● **Stated task**
Can you copy out the data exactly? Leave the images out.
# Information supplied start
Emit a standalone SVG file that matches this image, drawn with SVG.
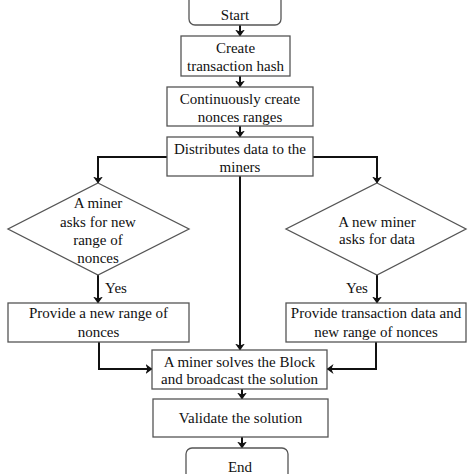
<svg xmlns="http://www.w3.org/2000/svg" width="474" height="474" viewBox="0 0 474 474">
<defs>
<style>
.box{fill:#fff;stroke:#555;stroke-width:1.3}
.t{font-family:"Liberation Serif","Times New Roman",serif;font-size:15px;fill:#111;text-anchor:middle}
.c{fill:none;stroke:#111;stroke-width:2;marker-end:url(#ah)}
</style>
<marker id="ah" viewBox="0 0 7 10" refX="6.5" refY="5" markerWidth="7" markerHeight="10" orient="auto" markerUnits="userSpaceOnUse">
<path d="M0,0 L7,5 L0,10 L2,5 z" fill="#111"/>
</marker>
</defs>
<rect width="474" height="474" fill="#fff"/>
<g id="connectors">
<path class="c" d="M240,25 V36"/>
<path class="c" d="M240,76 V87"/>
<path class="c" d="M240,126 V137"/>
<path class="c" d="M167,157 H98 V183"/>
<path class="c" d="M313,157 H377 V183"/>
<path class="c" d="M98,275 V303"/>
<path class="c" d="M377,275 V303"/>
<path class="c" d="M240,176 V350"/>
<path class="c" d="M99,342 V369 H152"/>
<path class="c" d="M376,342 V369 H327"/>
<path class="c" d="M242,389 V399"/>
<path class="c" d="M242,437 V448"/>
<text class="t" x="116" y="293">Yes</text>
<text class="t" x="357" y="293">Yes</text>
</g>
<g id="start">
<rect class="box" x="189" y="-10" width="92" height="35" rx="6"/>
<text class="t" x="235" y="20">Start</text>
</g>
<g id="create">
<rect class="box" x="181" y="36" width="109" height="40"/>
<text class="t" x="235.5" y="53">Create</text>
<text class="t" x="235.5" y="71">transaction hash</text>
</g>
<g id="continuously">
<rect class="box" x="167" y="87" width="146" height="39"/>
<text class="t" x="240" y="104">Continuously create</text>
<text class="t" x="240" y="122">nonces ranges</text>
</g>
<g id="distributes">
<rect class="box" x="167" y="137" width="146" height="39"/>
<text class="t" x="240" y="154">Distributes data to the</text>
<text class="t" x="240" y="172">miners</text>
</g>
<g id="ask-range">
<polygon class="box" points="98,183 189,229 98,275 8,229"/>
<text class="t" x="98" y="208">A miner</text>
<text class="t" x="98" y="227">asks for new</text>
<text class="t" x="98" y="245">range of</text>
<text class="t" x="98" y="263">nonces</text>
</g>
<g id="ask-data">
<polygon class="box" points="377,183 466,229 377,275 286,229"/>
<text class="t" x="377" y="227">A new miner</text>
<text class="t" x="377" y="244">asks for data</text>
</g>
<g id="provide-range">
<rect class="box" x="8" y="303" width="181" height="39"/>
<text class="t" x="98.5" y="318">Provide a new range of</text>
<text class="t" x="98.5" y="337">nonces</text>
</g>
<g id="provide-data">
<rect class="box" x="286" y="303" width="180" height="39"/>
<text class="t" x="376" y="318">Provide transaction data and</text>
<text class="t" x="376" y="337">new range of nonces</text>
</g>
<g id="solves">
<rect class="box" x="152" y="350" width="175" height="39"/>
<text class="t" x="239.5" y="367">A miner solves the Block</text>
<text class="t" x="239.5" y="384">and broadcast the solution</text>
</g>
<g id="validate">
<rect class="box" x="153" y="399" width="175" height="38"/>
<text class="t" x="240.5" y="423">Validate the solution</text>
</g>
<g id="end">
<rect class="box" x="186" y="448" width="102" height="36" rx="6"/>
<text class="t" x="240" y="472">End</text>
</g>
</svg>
# Information supplied end
● **Task solution**
Emit a standalone SVG file that matches this image, drawn with SVG.
<svg xmlns="http://www.w3.org/2000/svg" width="474" height="474" viewBox="0 0 474 474">
<defs>
<style>
.box{fill:#fff;stroke:#555;stroke-width:1.3}
.t{font-family:"Liberation Serif","Times New Roman",serif;font-size:15px;fill:#111;text-anchor:middle}
.c{fill:none;stroke:#111;stroke-width:2;marker-end:url(#ah)}
</style>
<marker id="ah" viewBox="0 0 7 10" refX="6.5" refY="5" markerWidth="7" markerHeight="10" orient="auto" markerUnits="userSpaceOnUse">
<path d="M0,0 L7,5 L0,10 L2,5 z" fill="#111"/>
</marker>
</defs>
<rect width="474" height="474" fill="#fff"/>
<g id="connectors">
<path class="c" d="M240,25 V36"/>
<path class="c" d="M240,76 V87"/>
<path class="c" d="M240,126 V137"/>
<path class="c" d="M167,157 H98 V183"/>
<path class="c" d="M313,157 H377 V183"/>
<path class="c" d="M98,275 V303"/>
<path class="c" d="M377,275 V303"/>
<path class="c" d="M240,176 V350"/>
<path class="c" d="M99,342 V369 H152"/>
<path class="c" d="M376,342 V369 H327"/>
<path class="c" d="M242,389 V399"/>
<path class="c" d="M242,437 V448"/>
<text class="t" x="116" y="293">Yes</text>
<text class="t" x="357" y="293">Yes</text>
</g>
<g id="start">
<rect class="box" x="189" y="-10" width="92" height="35" rx="6"/>
<text class="t" x="235" y="20">Start</text>
</g>
<g id="create">
<rect class="box" x="181" y="36" width="109" height="40"/>
<text class="t" x="235.5" y="53">Create</text>
<text class="t" x="235.5" y="71">transaction hash</text>
</g>
<g id="continuously">
<rect class="box" x="167" y="87" width="146" height="39"/>
<text class="t" x="240" y="104">Continuously create</text>
<text class="t" x="240" y="122">nonces ranges</text>
</g>
<g id="distributes">
<rect class="box" x="167" y="137" width="146" height="39"/>
<text class="t" x="240" y="154">Distributes data to the</text>
<text class="t" x="240" y="172">miners</text>
</g>
<g id="ask-range">
<polygon class="box" points="98,183 189,229 98,275 8,229"/>
<text class="t" x="98" y="208">A miner</text>
<text class="t" x="98" y="227">asks for new</text>
<text class="t" x="98" y="245">range of</text>
<text class="t" x="98" y="263">nonces</text>
</g>
<g id="ask-data">
<polygon class="box" points="377,183 466,229 377,275 286,229"/>
<text class="t" x="377" y="227">A new miner</text>
<text class="t" x="377" y="244">asks for data</text>
</g>
<g id="provide-range">
<rect class="box" x="8" y="303" width="181" height="39"/>
<text class="t" x="98.5" y="318">Provide a new range of</text>
<text class="t" x="98.5" y="337">nonces</text>
</g>
<g id="provide-data">
<rect class="box" x="286" y="303" width="180" height="39"/>
<text class="t" x="376" y="318">Provide transaction data and</text>
<text class="t" x="376" y="337">new range of nonces</text>
</g>
<g id="solves">
<rect class="box" x="152" y="350" width="175" height="39"/>
<text class="t" x="239.5" y="367">A miner solves the Block</text>
<text class="t" x="239.5" y="384">and broadcast the solution</text>
</g>
<g id="validate">
<rect class="box" x="153" y="399" width="175" height="38"/>
<text class="t" x="240.5" y="423">Validate the solution</text>
</g>
<g id="end">
<rect class="box" x="186" y="448" width="102" height="36" rx="6"/>
<text class="t" x="240" y="472">End</text>
</g>
</svg>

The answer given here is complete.